Failing to file Form 8621 doesn’t trigger a direct monetary penalty, but the consequences are arguably worse. The statute of limitations on your entire tax return stays open indefinitely for any year where a required Form 8621 is missing. That means the IRS can audit that return at any point in the future, long after the normal three-year window has closed.

Form 8938 (FATCA Reporting)

If your foreign financial assets exceed certain thresholds, you must also report them on Form 8938 under the Foreign Account Tax Compliance Act. For U.S. residents filing single, the threshold is $50,000 in total foreign financial assets on the last day of the tax year (or $75,000 at any point during the year). Joint filers have a $100,000 year-end threshold. Foreign-domiciled UCITS ETFs count toward these totals even if held through a U.S. brokerage. Missing this form carries a penalty of $10,000 per violation, with additional penalties for continued failure after IRS notification.

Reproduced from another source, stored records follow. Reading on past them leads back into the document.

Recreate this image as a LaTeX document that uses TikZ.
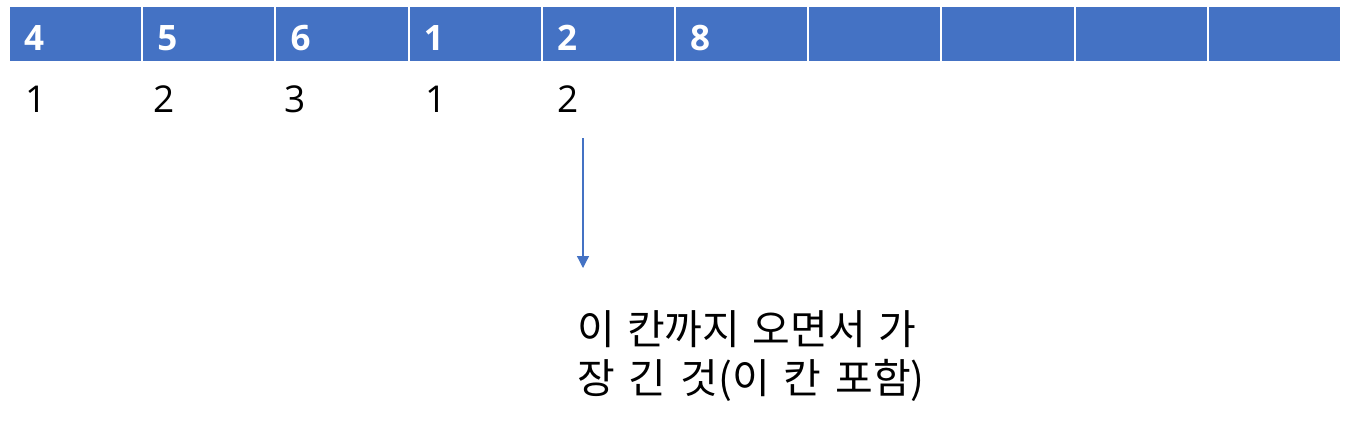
\documentclass[tikz,border=0pt]{standalone}
\usepackage{fontspec}
\setmainfont{Open Sans}
\newfontfamily\kofont{Noto Sans CJK KR}
\usetikzlibrary{arrows.meta}
\definecolor{cellblue}{HTML}{4472C4}
\tikzset{
  cellbox/.style={fill=cellblue, draw=white, line width=2pt, minimum width=133.2pt, minimum height=56pt, inner sep=0pt, outer sep=0pt},
  celltext/.style={anchor=base west, inner sep=0pt, text=white, font=\fontsize{35}{35}\selectfont\bfseries},
  lentext/.style={anchor=base west, inner sep=0pt, text=black, font=\fontsize{37}{37}\selectfont},
  notetext/.style={anchor=north west, inner sep=0pt, align=left, font=\kofont\fontsize{41}{49}\selectfont},
  ptr/.style={draw=cellblue, line width=1.3pt, -{Triangle[width=12pt,length=12pt]}}
}
\begin{document}
\begin{tikzpicture}[x=1pt,y=-1pt]
\useasboundingbox (0,0) rectangle (1346,424);
\foreach \i in {1,...,10} {
  \node[cellbox] (c\i) at ({9+133.2*(\i-0.5)},34) {};
}
\node[celltext] (v1) at (24,50) {4};
\node[celltext] (v2) at (157.2,50) {5};
\node[celltext] (v3) at (290.4,50) {6};
\node[celltext] (v4) at (423.6,50) {1};
\node[celltext] (v5) at (556.8,50) {2};
\node[celltext] (v6) at (690,50) {8};
\node[lentext] (l1) at (25,112) {1};
\node[lentext] (l2) at (153,112) {2};
\node[lentext] (l3) at (284,112) {3};
\node[lentext] (l4) at (425,112) {1};
\node[lentext] (l5) at (557,112) {2};
\coordinate (a1) at (583,138);
\coordinate (a2) at (583,268);
\draw[ptr] (a1) -- (a2);
\node[notetext] (note) at (577,310) {\spaceskip=0.3em\relax 이 칸까지 오면서 가\\\spaceskip=0.34em\relax 장 긴 것(이 칸 포함)};
\end{tikzpicture}
\end{document}
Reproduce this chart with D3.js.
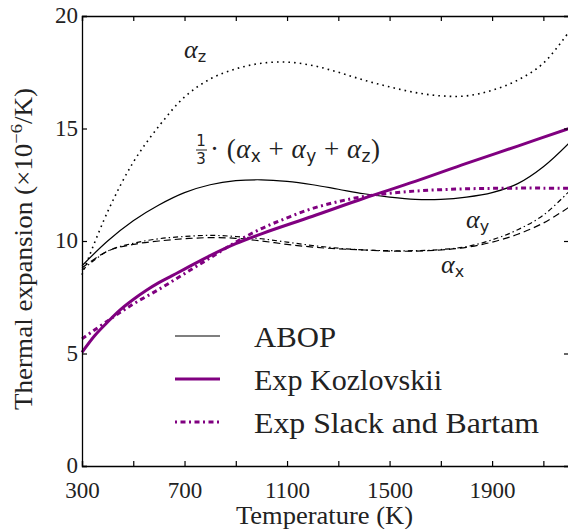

Why Most U.S. Investors Avoid UCITS ETFs

The practical upshot is straightforward: for nearly every investment goal a UCITS ETF can serve, a U.S.-domiciled ETF does the same job with dramatically better tax treatment. A U.S. ETF tracking the MSCI World Index gives you identical international diversification without PFIC classification. You get qualified dividend treatment where applicable, long-term capital gains rates after one year, simple 1099 reporting, and no Form 8621.

The investors who end up holding UCITS ETFs are usually Americans living abroad who can only access European brokerages, or people who bought them without understanding the tax implications. If you’re in the first group, the mark-to-market election is your best available tool — make it in your first year of ownership to avoid the Section 1291 default rules from ever kicking in. If you’re in the second group and already hold UCITS ETFs without an election on file, consult a tax professional before selling, because the disposition itself triggers the punitive default calculation on your entire accumulated gain.

The UCITS regulatory framework is excellent for what it does — protecting European investors through transparency and liquidity standards. But regulatory quality has nothing to do with tax treatment. For U.S. investors, the PFIC classification turns what looks like a standard index fund into one of the most tax-inefficient holdings you can own.